Ford Looks Forward to 45th Anniversary of Mustang
A number of pony cars have galloped in and out of the American automotive scene throughout the past four and a half decades, but none have enjoyed the lasting appeal of Mustang. And none have inspired the same degree of passion among car owners.
On Friday, April 17, 2009, Ford and the Mustang Club of America will commemorate the 45th anniversary of an American icon – the Ford Mustang – with a four-day celebration in Birmingham, Ala.
During the four weeks leading up to the Mustang's 45th anniversary, Ford will take a nostalgic look back at five historic generations of its longest-running nameplate, beginning with the early years, 1964 to 1974.
The First Generation of the Ford Mustang Flash back to the spring of 1964. The mood of the country is still sullen, following the 1963 assassination of John F. Kennedy. Lyndon B. Johnson is leading the nation forward as president of the United States. "Beatlemania" is sweeping the country, with hits like "I Want to Hold Your Hand" and "Can't Buy Me Love" at the top of the Billboard charts. The price of gas is 30 cents a gallon, and it costs 5 cents to buy a postage stamp. "The Beverly Hillbillies," "Bonanza" and the "Dick Van Dyke Show" are among the most popular shows on television, and "From Russia with Love," starring Sean Connery as James Bond, is playing at U.S. theaters.
On April 17, 1964, the Ford Mustang, with its long hood, short rear deck and sporty features, caused a sensation when it was introduced to the public at the New York World's Fair in Flushing Meadows, Queens.

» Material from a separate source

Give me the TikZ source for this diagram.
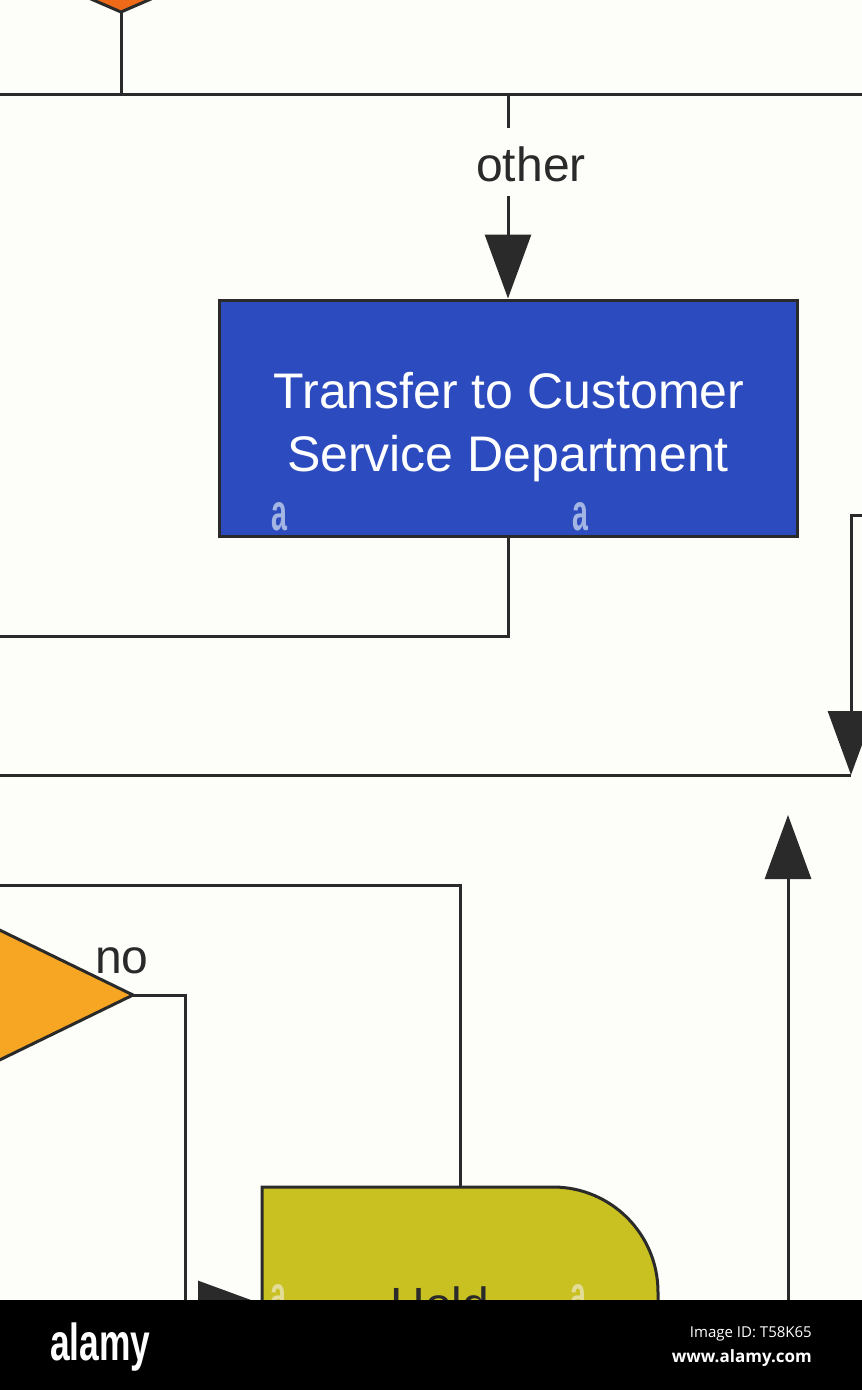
\documentclass[tikz,border=0pt]{standalone}
\usepackage{fontspec}
\setmainfont{Liberation Sans}
\newfontfamily\opensans{Open Sans}
\usetikzlibrary{arrows.meta}
\definecolor{ink}{HTML}{2A2A2A}
\definecolor{bluebox}{HTML}{2C4BBE}
\definecolor{deeporange}{HTML}{EE6A18}
\definecolor{lightorange}{HTML}{F6A623}
\definecolor{olivefill}{HTML}{C9C021}
\definecolor{paper}{HTML}{FDFDF9}
\definecolor{wmark}{HTML}{A3B5E2}
\definecolor{wmarkY}{HTML}{E2DC96}
\newcommand{\wmarka}{\scalebox{0.55}[1]{\fontsize{52}{52}\selectfont\bfseries a}}
\begin{document}
\begin{tikzpicture}[x=1pt,y=-1pt,
  line/.style={draw=ink,line width=3pt},
  tip/.style={-{Triangle[length=64pt,width=46pt]}},
  lbl/.style={font=\fontsize{48}{48}\selectfont,text=ink,inner sep=0pt},
  boxtxt/.style={font=\fontsize{50}{50}\selectfont,text=white,inner sep=0pt},
  wm/.style={inner sep=0pt,anchor=base}]
\useasboundingbox (0,0) rectangle (862,1390);
\clip (0,0) rectangle (862,1390);
\fill[paper] (0,0) rectangle (862,1390);

% top decision (only its lower tip is visible)
\draw[line,fill=deeporange,line join=miter] (121,12) -- (-29,-53) -- (121,-118) -- (271,-53) -- cycle;
\coordinate (topdia) at (121,12);
\coordinate (busL) at (0,94);
\coordinate (busR) at (862,94);
\coordinate (busJ) at (121,94);
\coordinate (otherA) at (508,94);
\coordinate (otherB) at (508,128);
\coordinate (otherC) at (508,196);
\draw[line] (topdia) -- (busJ);
\draw[line] (busL) -- (busR);

% transfer box
\node[draw=ink,line width=3pt,fill=bluebox,minimum width=578pt,minimum height=236pt,inner sep=0pt] (transfer) at (508,418) {};
\node[boxtxt,anchor=base] (t1) at (509,408) {Transfer to Customer};
\node[boxtxt,anchor=base] (t2) at (508,471) {Service Department};
\node[wm,text=wmark] (wa1) at (279,530) {\wmarka};
\node[wm,text=wmark] (wa2) at (580,530) {\wmarka};

\draw[line] (otherA) -- (otherB);
\node[lbl,anchor=base] (otherlbl) at (531,181) {other};
\draw[line,tip] (otherC) -- (transfer.north);

\coordinate (leftret) at (0,636);
\draw[line] (transfer.south) |- (leftret);

% right side merge
\coordinate (rA) at (862,515);
\coordinate (rB) at (851,515);
\coordinate (rC) at (851,775);
\coordinate (mergeL) at (0,775);
\draw[line,tip] (rA) -- (rB) -- (rC);
\draw[line] (mergeL) -- (rC);

% up arrow
\coordinate (upA) at (788,1310);
\coordinate (upB) at (788,815);
\draw[line,tip] (upA) -- (upB);

% loop line to hold
\coordinate (loopL) at (0,885);
\coordinate (holdTop) at (460,1187);
\draw[line] (loopL) -| (holdTop);

% middle decision
\draw[line,fill=lightorange,line join=miter] (133,995) -- (-140,862) -- (-413,995) -- (-140,1128) -- cycle;
\coordinate (diaR) at (133,995);
\coordinate (noDown) at (185,1310);
\node[lbl,anchor=base] (nolbl) at (122,973) {no};
\draw[line] (diaR) -| (noDown);

% hold (delay shape)
\draw[line,fill=olivefill] (262,1420) -- (262,1187) -- (553,1187) arc[start angle=-90,end angle=0,radius=105] -- (658,1420);
\node[lbl,anchor=base] (holdtxt) at (440,1321) {Hold};
\node[wm,text=wmarkY] (wa3) at (278,1312) {\wmarka};
\node[wm,text=wmarkY] (wa4) at (578,1312) {\wmarka};

\coordinate (inA) at (185,1304);
\coordinate (holdW) at (262,1304);
\draw[line,tip] (inA) -- (holdW);

% stock photo banner
\fill[black] (0,1300) rectangle (862,1390);
\node[anchor=base west,inner sep=0pt,text=white] (logo) at (50,1360)
  {\scalebox{0.68}[1]{\fontsize{52}{52}\selectfont\bfseries alamy}};
\node[anchor=base east,inner sep=0pt,text=white,font=\opensans\fontsize{15}{15}\selectfont] (imgid) at (812,1337) {Image ID: T58K65};
\node[anchor=base east,inner sep=0pt,text=white,font=\opensans\bfseries\fontsize{17}{17}\selectfont] (www) at (812,1362) {www.alamy.com};
\end{tikzpicture}
\end{document}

"When the Mustang was unveiled, the reaction was so positive that there was no doubt it was going to be a success," recalls Joe Oros, chief designer of Ford's original pony car – dubbed the 1964½ because it was launched at an unusual halfway point in the year.
Don Frey, product planning manager for the original Ford Mustang, says he knew the car was going to be a hit months earlier when the design team gave Ford employees a sneak peek at one of the prototypes.
"We built the first prototype in an experimental garage, and employees flooded the place to see it," he said. "Their reaction was spectacular, and it was very revealing to us. We knew the car was going to be roaring success from the start."
And what a success it was.
The 1964½ Mustang debuted at a price of $2,368 – a bargain even in 1964. Ford expected annual sales of about 100,000 units. But 22,000 Mustang orders were taken on the first day, and sales reached an astounding 417,000 in the car's first 12 months on the market. Within two years, Mustang sales reached one million.
Frey says he believes the car had such dramatic appeal because the styling was very unusual for its day.
"The design was very European, particularly the front end," he said. "There was no other car like it in North America at that time."
Another facet of Mustang's appeal was that it could be any vehicle the customer wanted it to be. The original Mustangs were available in three body styles – convertible, hardtop or fastback – with the most extensive list of options Detroit had ever offered. The Ford Mustang could be an economical "base" car, a macho high-performance car or a luxury car.
"Mustang was designed to be designed by you," one of the original print ads declared. And it was true. Everyone who owned a Mustang believed no one else had a vehicle like theirs, and the vehicle had broad appeal.
"We were told to design a car that the ladies would love that the men would love just as much, and that's exactly what we did," said Oros.
Marketing studies conducted at the time showed that women bought as many Mustangs as men.
"They loved the styling, and the car was very affordable," said Frey. "Women bought it by the thousands."
Frey, now 86, is the proud owner of one of the original Mustangs – built in June of 1964. It's a red hard top with a white interior, and he keeps it parked in his home garage.
"I have a driver who comes by, and we take it out," he said. "To this day, people stop us and ask if it's an original Mustang."
At age 92, Oros says he's still as passionate about the Mustang as he was 45 years ago.
"He wants me to stop in the middle of the freeway whenever he sees a Mustang, and I tell him that we can't do that," said Oros' driver and caregiver Violeta Orlanda. "When we do stop somewhere, he searches the parking lot to find the Mustangs, and he insists on checking them all out in detail from front to back."
Oros says his fascination and fondness for the pony car he helped create will never end.
"It makes me feel proud every time I see one," explained Oros. "After all of these years, Mustang has never lost its luster."
Frey is equally as proud.
"We created an icon," he said. "And I had a hand in it."